Thursday, May 27

11 May

After we arrived at Bagram, my Kandahar team got on the waiting list for the next flight out to Kandahar. Those going on to Kabul stayed long enough to get our SAPI plates-- the bullet resistant ceramic plates that go in our Kevlar vests, and to eat before we headed out.

We traveled in three Toyota Land Cruisers on the one our drive to Kabul. It was a very stressful drive, but I think the unit we were replacing made it much more stressful than it needed to be. Maybe some kind of 'initiation' :-) They drove very fast, cut people off, drove into oncoming traffic, went fast over speed bumps and pot holes, and generally were very stressed during the hole drive. It was very tiring even for a passenger on the one hour drive.

12 May

Today we helped run the International Security Assistance Force (ISAF) press conference. It was naturally on the ISAF compound about five minutes away from ours. However, on this day there was a big protest that caused traffic jams. This made us very late. Apparently, the Afghan government had just laid off about 2000 workers-- the workers were very upset.

The Italians were manning the front gate. A Polish officer served as ISAF's spokesperson, and our CFC-A spokesperson sat next to him. We provided a female at the gate to search female journalists, escorts to walk the journalists from the gate to the press conference, and we helped setup the room. We also video taped the conference and later published a transcription of the conference internally.

each spokesperson make an opening statement and answered questions from over fifty media.

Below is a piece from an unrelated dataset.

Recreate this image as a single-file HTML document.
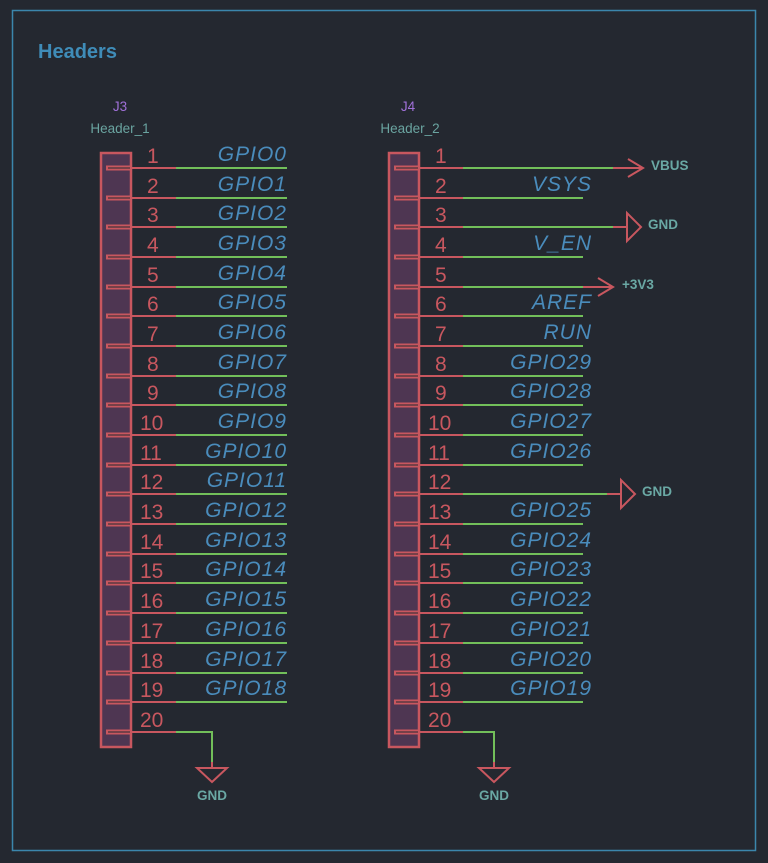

ALL the questions were for our spokesperson and were about our treatment of persons under control (PUCs).

Later in the day some of us went for a orientation drive through the city. Most everyone waved at us. One feminine looking young Afghan man even blew me a kiss! I guess it was 'man-love Thursday'. The guys we replaced said on Thursday many men here spend a lot of time holding hands, etc. I'm not sure yet whether there's a large homosexual population here or if it's just their culture. Probably the latter. Gays were oppressed and killed under the Taliban, so now that the Taliban are gone from the city they might be experiencing a renaissance of sorts.

We drove to the Hotel Intercontinental, which is on top of a small mountain in the middle of the city. From there we had a panoramic view of Kabul. It's amazing how big it is. Not many tall buildings, but lots of small ones tightly spaced and reaching for as far as you can see except for where they but up against the mountains.